Identify every line in the records below that contains the word "this", and reproduce each one.

→ **INPUT**
- - -

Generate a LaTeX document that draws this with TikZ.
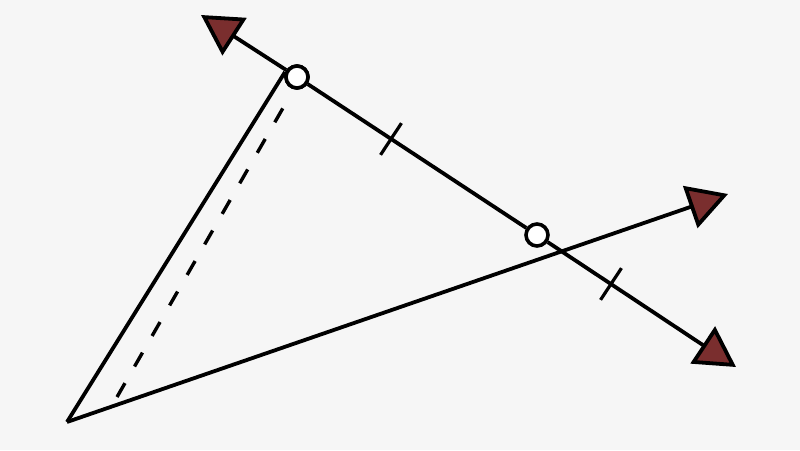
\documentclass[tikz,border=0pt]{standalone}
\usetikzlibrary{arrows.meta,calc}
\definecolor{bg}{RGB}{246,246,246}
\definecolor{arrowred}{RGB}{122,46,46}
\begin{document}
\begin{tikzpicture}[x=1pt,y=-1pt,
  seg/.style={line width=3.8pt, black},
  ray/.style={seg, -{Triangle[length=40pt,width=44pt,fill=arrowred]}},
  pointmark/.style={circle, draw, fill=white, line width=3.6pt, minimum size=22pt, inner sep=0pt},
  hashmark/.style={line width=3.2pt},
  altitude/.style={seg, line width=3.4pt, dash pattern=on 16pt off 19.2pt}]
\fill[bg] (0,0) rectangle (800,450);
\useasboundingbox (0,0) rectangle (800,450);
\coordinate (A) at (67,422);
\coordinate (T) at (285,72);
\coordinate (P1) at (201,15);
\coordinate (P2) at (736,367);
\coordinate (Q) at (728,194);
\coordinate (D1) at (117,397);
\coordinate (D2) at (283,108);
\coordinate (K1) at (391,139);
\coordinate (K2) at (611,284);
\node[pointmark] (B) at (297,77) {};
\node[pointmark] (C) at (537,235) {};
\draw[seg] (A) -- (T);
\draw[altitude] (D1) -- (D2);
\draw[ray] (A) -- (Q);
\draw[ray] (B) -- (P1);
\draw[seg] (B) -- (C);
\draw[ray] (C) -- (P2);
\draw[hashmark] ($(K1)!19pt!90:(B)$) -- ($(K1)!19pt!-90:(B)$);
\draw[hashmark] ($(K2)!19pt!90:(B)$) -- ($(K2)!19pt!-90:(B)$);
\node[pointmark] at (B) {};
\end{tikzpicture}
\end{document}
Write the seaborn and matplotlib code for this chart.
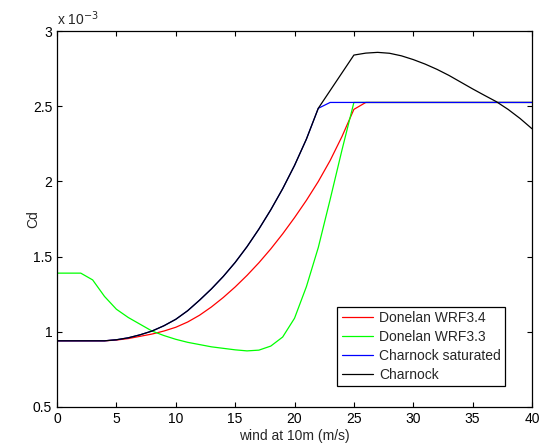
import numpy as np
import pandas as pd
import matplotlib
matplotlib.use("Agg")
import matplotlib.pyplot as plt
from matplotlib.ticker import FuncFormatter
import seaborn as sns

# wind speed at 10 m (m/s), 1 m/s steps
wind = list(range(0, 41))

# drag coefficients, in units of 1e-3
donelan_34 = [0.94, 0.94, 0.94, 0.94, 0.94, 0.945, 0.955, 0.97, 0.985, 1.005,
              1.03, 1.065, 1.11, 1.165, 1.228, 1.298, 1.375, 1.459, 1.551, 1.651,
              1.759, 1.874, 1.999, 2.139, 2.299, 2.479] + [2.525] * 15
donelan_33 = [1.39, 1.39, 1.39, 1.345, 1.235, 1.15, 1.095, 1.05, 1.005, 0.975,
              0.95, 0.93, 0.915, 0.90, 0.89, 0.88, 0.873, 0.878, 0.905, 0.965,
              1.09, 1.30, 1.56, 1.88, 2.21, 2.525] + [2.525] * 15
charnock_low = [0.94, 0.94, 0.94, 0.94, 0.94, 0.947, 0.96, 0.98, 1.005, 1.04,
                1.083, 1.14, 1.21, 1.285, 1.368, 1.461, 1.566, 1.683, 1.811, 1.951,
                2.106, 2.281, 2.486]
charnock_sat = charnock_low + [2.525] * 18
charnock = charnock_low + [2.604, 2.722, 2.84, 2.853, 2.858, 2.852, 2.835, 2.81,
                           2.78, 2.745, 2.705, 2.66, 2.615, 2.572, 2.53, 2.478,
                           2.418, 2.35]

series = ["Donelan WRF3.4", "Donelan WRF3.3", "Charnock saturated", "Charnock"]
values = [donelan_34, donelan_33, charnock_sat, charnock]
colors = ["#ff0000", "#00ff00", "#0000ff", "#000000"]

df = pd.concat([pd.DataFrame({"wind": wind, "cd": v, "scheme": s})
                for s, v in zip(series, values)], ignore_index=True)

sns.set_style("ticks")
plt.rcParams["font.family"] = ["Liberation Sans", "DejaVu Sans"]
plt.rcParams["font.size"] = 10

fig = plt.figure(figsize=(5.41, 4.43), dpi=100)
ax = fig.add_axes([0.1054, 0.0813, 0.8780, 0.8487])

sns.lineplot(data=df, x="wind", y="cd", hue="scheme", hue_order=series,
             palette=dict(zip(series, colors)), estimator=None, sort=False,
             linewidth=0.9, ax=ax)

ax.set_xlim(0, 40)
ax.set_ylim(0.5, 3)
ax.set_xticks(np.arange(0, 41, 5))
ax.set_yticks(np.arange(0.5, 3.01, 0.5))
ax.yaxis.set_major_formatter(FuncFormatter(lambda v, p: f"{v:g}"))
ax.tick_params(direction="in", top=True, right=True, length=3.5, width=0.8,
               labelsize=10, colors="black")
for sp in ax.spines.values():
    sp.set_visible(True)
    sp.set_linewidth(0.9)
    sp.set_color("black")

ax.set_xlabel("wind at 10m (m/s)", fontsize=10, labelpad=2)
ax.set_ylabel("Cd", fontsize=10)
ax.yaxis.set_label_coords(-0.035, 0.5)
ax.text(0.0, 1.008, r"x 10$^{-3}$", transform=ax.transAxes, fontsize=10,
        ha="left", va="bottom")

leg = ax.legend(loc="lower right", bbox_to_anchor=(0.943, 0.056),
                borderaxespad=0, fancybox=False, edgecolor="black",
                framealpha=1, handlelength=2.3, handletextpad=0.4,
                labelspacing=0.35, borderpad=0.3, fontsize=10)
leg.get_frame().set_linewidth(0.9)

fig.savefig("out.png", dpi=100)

- - -

→ **FULL RESPONSE**
Generate a LaTeX document that draws this with TikZ.
Write the seaborn and matplotlib code for this chart.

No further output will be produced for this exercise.